All of this was by text. A few seconds after sending the last message My phone rings. I answer. I’m not going to repeat what was said because it was nasty and this is The Good News Journal. Don’t get Me wrong, I’m by no means a ‘push over’ – My Friend was literally screaming at Me over the phone and I most certainly raised My Voice in kind. What I did not do, and have never done to My Friend, was insult her.
My Friend invented an entire situation that hadn’t happened, was blaming Me for it, and calling Me every name she perceived to be appropriate for such a Character. ‘I do not care that her dog is dying, I have no compassion for animals, I’m making her responsible for My cat, making her get up at three o’clock in the morning to let her in, making her responsible for cleaning up My cat’s mess because I’m not bringing the litter box back for her, waking up all the tenants in the house because My cat Will be crying…’ Honestly, it went on and on. I tried to tell her at least three times that she is not responsible for My cat in any Way, nor do I Wish for her to let it back in the house or take on that responsibility. Nor did I think Gigi was likely to return until at least the morning.
So what’s The Good News and what is the Spiritual message to this Story? I was Standing in My new Space, and I was able to hang up My phone.
“The Queens are fitted to endure for the period of their function; but they are not the final product.”– The Book of Thoth, The Virgin Universe
This individual has been a Major influence in My Microcosm, and why I still call her a Friend. My Friend has a Good Heart, and We all have Character flaws, My Self included. I often Show case My flaws here with the Tone of My Letters; I am conscious of it and I do what I can to channel the Energy in a positive Way. I can become a Victim to these Games as well as any other Man, and it took serious time for Me to learn how to not Play the same Cards as My adversaries.

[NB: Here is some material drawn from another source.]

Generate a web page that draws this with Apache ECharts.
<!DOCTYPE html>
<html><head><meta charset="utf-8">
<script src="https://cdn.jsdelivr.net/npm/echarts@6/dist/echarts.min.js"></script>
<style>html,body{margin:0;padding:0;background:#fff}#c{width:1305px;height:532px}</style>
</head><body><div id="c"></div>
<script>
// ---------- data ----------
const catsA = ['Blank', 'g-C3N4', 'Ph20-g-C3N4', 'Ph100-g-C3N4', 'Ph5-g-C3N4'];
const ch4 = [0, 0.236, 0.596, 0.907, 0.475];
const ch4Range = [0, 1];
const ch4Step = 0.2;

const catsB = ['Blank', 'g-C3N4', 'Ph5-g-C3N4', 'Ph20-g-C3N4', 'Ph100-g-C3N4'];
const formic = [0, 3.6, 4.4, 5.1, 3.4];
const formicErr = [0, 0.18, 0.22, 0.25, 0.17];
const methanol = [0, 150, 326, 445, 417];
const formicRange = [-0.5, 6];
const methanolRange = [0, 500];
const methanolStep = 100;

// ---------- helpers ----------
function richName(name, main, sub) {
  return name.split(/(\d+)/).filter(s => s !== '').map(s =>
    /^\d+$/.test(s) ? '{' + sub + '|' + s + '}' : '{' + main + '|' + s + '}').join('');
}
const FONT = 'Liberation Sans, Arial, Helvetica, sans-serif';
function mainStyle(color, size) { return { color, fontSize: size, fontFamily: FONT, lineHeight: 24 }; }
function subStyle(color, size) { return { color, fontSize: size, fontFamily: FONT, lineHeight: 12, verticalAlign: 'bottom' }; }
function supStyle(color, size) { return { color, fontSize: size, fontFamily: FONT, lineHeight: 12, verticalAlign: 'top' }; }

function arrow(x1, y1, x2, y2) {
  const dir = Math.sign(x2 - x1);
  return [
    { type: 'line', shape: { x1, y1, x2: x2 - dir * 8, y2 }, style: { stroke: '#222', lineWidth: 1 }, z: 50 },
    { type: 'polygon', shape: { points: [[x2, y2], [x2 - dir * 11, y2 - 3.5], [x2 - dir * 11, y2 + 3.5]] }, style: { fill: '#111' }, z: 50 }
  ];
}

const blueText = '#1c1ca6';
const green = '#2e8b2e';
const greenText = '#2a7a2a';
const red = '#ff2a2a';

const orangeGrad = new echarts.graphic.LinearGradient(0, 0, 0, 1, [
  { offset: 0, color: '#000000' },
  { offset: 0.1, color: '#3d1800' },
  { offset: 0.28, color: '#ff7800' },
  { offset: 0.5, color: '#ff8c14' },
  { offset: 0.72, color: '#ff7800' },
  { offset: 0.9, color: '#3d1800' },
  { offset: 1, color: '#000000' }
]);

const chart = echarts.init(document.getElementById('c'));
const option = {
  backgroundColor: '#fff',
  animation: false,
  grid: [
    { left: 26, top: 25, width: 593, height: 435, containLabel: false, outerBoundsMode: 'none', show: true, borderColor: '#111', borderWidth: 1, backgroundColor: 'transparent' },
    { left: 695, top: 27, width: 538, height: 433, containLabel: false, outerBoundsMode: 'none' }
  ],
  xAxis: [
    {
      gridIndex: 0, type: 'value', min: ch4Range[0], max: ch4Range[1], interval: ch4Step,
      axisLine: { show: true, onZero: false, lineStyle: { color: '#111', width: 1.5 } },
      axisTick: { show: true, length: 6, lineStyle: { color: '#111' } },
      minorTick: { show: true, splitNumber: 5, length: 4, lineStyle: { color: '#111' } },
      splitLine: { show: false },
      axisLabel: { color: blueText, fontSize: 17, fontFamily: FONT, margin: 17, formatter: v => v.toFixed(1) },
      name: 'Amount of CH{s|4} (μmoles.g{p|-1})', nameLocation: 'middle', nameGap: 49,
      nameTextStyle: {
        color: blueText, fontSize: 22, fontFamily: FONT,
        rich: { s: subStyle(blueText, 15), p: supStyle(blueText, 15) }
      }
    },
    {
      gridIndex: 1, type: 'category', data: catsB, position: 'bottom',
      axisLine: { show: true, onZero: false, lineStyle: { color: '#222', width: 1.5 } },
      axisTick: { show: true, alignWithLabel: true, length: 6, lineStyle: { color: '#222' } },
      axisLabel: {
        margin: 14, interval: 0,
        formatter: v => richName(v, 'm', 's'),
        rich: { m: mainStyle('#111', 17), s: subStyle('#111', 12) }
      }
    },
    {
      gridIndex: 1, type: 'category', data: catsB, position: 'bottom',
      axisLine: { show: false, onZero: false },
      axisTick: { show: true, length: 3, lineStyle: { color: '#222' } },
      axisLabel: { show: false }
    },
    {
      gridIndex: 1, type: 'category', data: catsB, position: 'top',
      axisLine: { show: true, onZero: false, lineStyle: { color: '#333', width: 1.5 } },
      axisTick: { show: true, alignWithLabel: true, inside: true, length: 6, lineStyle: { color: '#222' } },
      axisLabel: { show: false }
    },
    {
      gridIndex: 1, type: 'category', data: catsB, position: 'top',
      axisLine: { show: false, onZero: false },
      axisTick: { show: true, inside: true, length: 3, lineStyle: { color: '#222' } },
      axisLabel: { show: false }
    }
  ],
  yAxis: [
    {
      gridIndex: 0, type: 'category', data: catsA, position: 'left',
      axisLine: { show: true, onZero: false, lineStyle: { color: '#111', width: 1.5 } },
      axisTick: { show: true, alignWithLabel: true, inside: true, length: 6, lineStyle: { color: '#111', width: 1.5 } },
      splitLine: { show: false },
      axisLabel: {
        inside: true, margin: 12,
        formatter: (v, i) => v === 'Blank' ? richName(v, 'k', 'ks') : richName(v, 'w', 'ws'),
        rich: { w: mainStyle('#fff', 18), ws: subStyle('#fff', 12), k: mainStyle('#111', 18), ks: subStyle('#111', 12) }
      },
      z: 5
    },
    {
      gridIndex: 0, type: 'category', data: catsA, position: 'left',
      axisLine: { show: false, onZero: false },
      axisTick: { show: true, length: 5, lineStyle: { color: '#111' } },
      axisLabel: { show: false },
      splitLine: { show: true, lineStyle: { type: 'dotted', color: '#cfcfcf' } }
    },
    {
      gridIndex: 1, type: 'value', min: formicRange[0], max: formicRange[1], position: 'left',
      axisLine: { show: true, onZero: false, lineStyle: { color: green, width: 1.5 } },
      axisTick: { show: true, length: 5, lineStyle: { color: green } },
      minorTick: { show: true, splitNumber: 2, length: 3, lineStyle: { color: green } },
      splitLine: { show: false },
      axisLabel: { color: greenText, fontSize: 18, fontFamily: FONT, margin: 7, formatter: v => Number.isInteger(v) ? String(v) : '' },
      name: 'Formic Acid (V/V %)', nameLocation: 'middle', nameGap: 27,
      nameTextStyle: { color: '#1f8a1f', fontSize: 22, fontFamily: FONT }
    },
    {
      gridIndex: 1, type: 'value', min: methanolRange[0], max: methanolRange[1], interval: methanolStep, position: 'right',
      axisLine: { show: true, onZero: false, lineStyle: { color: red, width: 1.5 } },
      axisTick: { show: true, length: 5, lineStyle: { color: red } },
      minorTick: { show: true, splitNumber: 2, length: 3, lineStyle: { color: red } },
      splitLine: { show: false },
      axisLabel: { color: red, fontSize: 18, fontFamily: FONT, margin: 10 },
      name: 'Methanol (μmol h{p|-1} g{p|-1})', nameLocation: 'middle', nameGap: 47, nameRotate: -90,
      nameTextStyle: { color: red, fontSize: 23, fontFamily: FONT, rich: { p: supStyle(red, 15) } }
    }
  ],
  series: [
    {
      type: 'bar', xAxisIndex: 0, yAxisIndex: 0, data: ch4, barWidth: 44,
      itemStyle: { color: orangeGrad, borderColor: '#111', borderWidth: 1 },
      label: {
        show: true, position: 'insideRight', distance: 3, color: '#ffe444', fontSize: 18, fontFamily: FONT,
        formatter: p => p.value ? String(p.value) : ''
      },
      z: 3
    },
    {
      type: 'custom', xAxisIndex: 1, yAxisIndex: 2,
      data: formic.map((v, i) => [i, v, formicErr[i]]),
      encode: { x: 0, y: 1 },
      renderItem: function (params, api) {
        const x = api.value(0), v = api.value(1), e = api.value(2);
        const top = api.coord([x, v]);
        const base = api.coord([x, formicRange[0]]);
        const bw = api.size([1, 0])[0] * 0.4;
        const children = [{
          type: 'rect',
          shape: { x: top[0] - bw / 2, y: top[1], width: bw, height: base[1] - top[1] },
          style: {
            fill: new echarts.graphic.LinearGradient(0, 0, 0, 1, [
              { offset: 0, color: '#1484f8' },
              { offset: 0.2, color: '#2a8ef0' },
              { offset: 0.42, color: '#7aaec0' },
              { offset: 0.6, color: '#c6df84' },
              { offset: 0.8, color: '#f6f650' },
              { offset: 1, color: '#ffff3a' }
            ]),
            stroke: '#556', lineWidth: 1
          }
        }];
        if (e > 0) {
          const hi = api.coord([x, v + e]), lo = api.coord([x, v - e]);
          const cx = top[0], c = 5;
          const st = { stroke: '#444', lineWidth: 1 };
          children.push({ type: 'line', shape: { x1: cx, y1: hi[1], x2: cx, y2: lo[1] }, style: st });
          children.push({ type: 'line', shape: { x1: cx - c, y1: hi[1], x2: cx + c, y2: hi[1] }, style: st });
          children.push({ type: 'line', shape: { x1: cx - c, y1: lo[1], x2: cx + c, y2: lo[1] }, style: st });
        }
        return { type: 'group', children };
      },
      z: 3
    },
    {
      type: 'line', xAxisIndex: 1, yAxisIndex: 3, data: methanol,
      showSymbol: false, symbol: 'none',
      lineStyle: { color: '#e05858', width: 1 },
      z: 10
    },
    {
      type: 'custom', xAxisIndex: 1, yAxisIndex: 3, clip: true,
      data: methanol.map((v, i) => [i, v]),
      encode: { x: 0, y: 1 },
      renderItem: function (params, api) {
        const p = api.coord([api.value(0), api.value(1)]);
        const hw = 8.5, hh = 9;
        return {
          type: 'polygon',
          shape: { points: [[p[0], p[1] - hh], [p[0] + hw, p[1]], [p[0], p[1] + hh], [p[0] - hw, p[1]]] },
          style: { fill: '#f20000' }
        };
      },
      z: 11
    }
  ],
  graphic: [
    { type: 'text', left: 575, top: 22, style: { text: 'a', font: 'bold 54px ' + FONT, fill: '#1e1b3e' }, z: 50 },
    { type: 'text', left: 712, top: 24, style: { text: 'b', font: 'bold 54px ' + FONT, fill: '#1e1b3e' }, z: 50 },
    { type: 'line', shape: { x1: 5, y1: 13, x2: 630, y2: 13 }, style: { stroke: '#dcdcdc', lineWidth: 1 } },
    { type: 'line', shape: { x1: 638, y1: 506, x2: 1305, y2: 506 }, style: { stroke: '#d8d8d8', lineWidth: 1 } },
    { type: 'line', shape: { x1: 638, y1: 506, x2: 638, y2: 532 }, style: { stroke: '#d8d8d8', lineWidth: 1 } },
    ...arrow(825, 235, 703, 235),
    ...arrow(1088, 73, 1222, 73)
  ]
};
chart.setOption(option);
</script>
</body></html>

On one Hand, My Friend is the only reason I haven’t been on the streets for the last six months. ‘The city’ determined it was not a ‘legal’ address, so I received no housing allowance for it and had no legal tenancy. It also meant that if I pay rent and My Friend decided to kick Me out half way through the month for any reason, I have zero legal recourse.
On the other Hand, a YouTube interview conducted by My Friend is believed to be the reason I was barred from the facility. I know My Friend certainly believes it was the reason, so she feels responsible whether it’s True or not.

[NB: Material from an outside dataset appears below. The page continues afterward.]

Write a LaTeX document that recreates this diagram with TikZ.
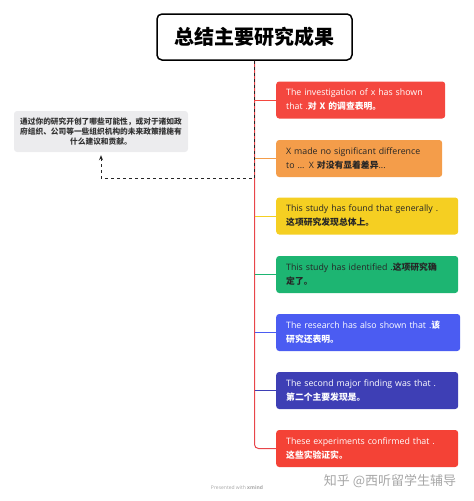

In My twenties, an experience like this might be somewhat traumatizing. Don’t get Me wrong, it was still a crazy chaotic day, but I was able to manage it. I knew whether I walked My stuff to My new place or whether a Friend helped Me take it, I would get it done. When My Friend began insulting Me, I knew what was really going on. My Friend has confided more in Me than in any other individual over the last six months. She does not Wish Me gone. Inventing all kinds of reasons to be angry with Me makes the separation seem easier. At forty-six, I’ve been through enough break-ups to know how many things People Will say they don’t actually mean.
Again, a longer tale than intended, and I Will have more to say about this as it relates to Our recent Tarot read; the Queen of Disks represents My Friend in My Microcosm. One of the Key attributions of the Card is ‘Influence’. Notice how she is looking away?
I should also summarize before Signing off to say that the cat did come back, but not until three a.m. Thursday morning. ‘Luckily’ My meeting with Super Powers was postponed till Thursday this week, so We stopped by My old address and Gigi ran out of wherever she was hiding to be rescued. She is Loving the new place as much as I am.